• _Task goal_: Write out again, word for word, the lines below from the line that holds "Rebuild this chart" through the line that holds "const priceVals = [1035, 242, 642, 157, 460, 11];", omitting pictures.

• _Exercise data_:
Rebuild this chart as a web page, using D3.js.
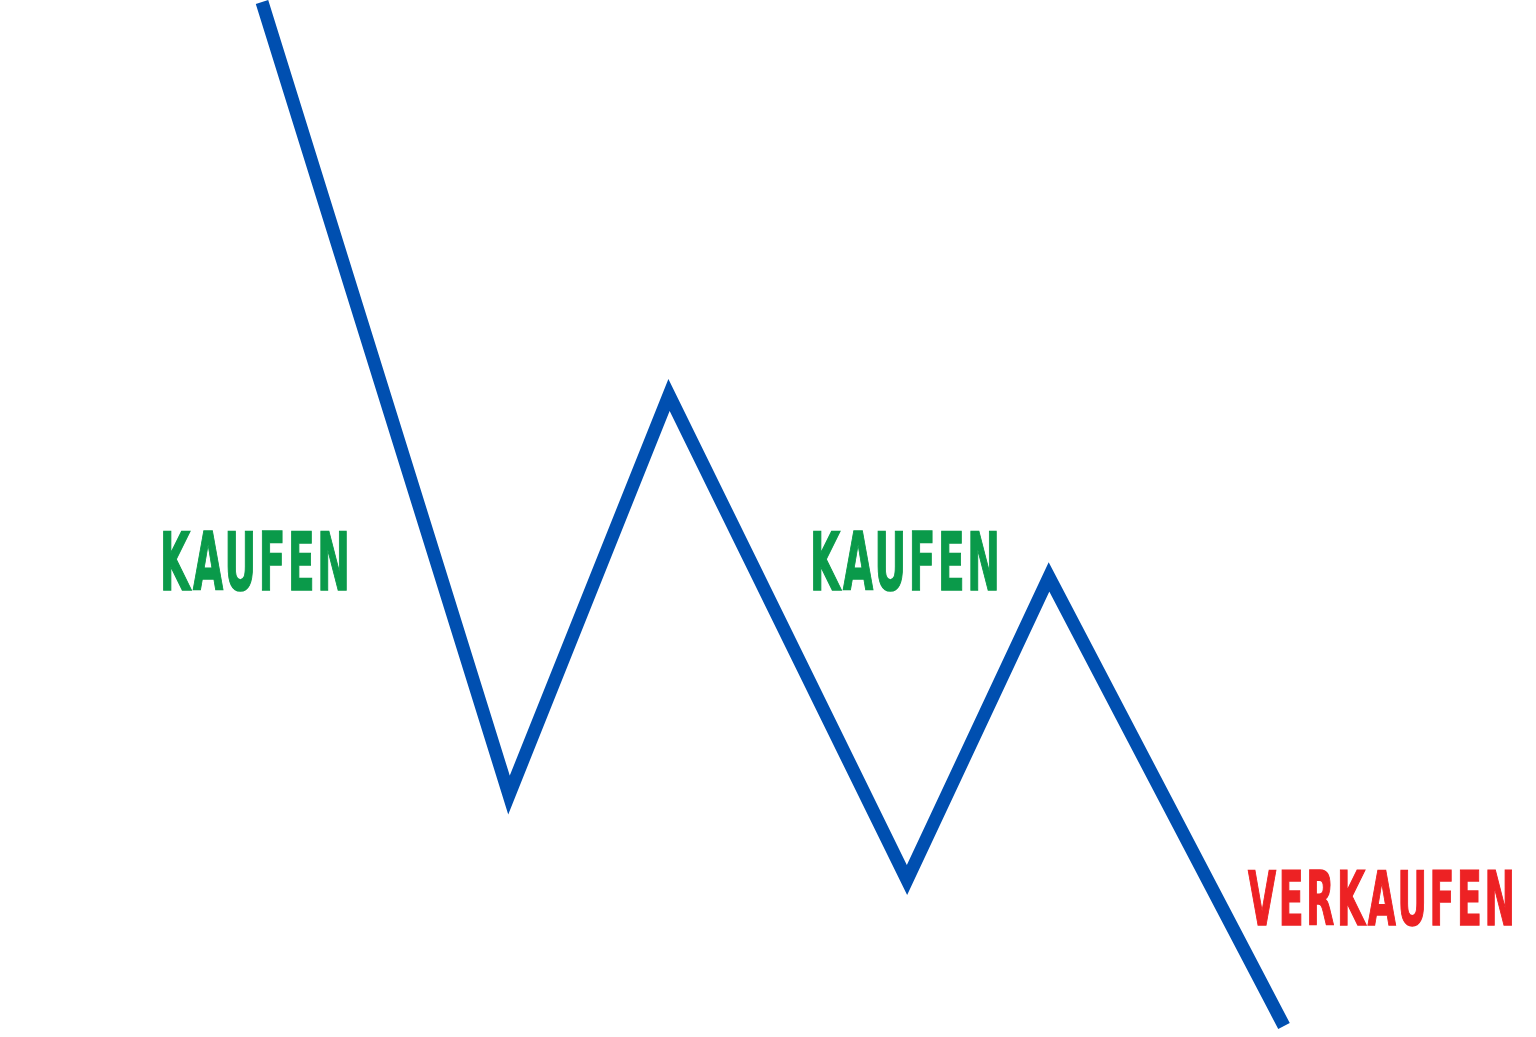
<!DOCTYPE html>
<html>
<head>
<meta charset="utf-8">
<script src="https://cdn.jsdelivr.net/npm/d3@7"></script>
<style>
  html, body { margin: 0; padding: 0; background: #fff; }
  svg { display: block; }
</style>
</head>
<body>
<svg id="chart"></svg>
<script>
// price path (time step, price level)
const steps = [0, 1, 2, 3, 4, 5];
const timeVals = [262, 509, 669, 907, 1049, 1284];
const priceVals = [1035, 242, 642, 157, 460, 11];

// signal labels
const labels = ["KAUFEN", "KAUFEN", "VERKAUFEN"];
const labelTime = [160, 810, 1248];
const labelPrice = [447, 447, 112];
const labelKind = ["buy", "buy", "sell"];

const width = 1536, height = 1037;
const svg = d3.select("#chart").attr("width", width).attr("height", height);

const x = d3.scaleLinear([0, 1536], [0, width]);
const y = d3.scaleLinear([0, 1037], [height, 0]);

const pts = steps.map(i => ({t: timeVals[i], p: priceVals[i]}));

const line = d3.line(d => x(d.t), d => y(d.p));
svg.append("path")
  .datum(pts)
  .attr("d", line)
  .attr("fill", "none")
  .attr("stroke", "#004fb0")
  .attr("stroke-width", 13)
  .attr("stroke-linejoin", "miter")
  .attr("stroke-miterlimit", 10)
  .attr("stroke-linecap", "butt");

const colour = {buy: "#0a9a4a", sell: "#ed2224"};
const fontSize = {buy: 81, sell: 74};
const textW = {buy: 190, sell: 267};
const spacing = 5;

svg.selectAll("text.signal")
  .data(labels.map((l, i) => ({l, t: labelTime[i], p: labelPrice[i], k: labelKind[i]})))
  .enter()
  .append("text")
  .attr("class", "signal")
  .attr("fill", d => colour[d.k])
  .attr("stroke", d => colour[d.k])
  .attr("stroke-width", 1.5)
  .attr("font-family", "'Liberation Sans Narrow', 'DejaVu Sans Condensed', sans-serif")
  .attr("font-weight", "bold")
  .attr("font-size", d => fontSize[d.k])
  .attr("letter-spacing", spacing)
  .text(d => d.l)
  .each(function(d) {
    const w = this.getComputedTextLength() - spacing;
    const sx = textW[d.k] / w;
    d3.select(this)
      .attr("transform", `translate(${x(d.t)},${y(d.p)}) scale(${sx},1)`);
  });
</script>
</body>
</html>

--

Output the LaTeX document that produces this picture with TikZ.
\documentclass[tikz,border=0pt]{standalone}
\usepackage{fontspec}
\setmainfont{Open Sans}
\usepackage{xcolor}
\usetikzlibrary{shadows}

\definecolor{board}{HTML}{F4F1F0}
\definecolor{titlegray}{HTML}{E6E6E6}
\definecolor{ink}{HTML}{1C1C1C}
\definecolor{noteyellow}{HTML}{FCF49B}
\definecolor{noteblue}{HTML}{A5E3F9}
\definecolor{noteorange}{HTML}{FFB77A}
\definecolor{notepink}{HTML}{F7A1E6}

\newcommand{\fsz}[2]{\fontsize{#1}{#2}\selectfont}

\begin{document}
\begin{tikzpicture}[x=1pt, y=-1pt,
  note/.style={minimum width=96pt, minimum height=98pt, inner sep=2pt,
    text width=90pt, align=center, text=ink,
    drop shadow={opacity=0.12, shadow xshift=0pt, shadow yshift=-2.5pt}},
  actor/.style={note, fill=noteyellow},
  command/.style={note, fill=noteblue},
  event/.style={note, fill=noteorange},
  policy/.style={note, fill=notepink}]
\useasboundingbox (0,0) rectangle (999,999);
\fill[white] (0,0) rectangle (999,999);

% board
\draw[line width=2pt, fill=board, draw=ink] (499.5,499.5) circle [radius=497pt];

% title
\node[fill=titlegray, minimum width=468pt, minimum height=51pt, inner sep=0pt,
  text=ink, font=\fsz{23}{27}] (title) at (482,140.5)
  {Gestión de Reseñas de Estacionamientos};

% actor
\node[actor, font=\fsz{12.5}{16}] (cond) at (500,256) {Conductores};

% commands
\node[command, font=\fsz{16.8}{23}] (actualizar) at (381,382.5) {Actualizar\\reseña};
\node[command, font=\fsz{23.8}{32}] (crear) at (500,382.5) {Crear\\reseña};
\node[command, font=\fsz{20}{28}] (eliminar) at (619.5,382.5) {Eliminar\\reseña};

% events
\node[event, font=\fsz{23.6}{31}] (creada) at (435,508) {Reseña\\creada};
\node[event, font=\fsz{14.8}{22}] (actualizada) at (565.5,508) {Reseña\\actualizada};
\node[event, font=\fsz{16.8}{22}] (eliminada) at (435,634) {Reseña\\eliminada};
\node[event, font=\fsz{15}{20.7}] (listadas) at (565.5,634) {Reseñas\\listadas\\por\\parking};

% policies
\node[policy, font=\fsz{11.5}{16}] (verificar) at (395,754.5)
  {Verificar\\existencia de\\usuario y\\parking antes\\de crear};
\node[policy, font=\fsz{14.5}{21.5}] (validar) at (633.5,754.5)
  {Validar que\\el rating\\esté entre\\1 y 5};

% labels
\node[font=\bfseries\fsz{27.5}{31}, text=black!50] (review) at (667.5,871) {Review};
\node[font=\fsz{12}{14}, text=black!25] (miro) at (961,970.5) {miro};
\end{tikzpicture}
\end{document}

• _Written answer_:
Rebuild this chart as a web page, using D3.js.
<!DOCTYPE html>
<html>
<head>
<meta charset="utf-8">
<script src="https://cdn.jsdelivr.net/npm/d3@7"></script>
<style>
  html, body { margin: 0; padding: 0; background: #fff; }
  svg { display: block; }
</style>
</head>
<body>
<svg id="chart"></svg>
<script>
// price path (time step, price level)
const steps = [0, 1, 2, 3, 4, 5];
const timeVals = [262, 509, 669, 907, 1049, 1284];
const priceVals = [1035, 242, 642, 157, 460, 11];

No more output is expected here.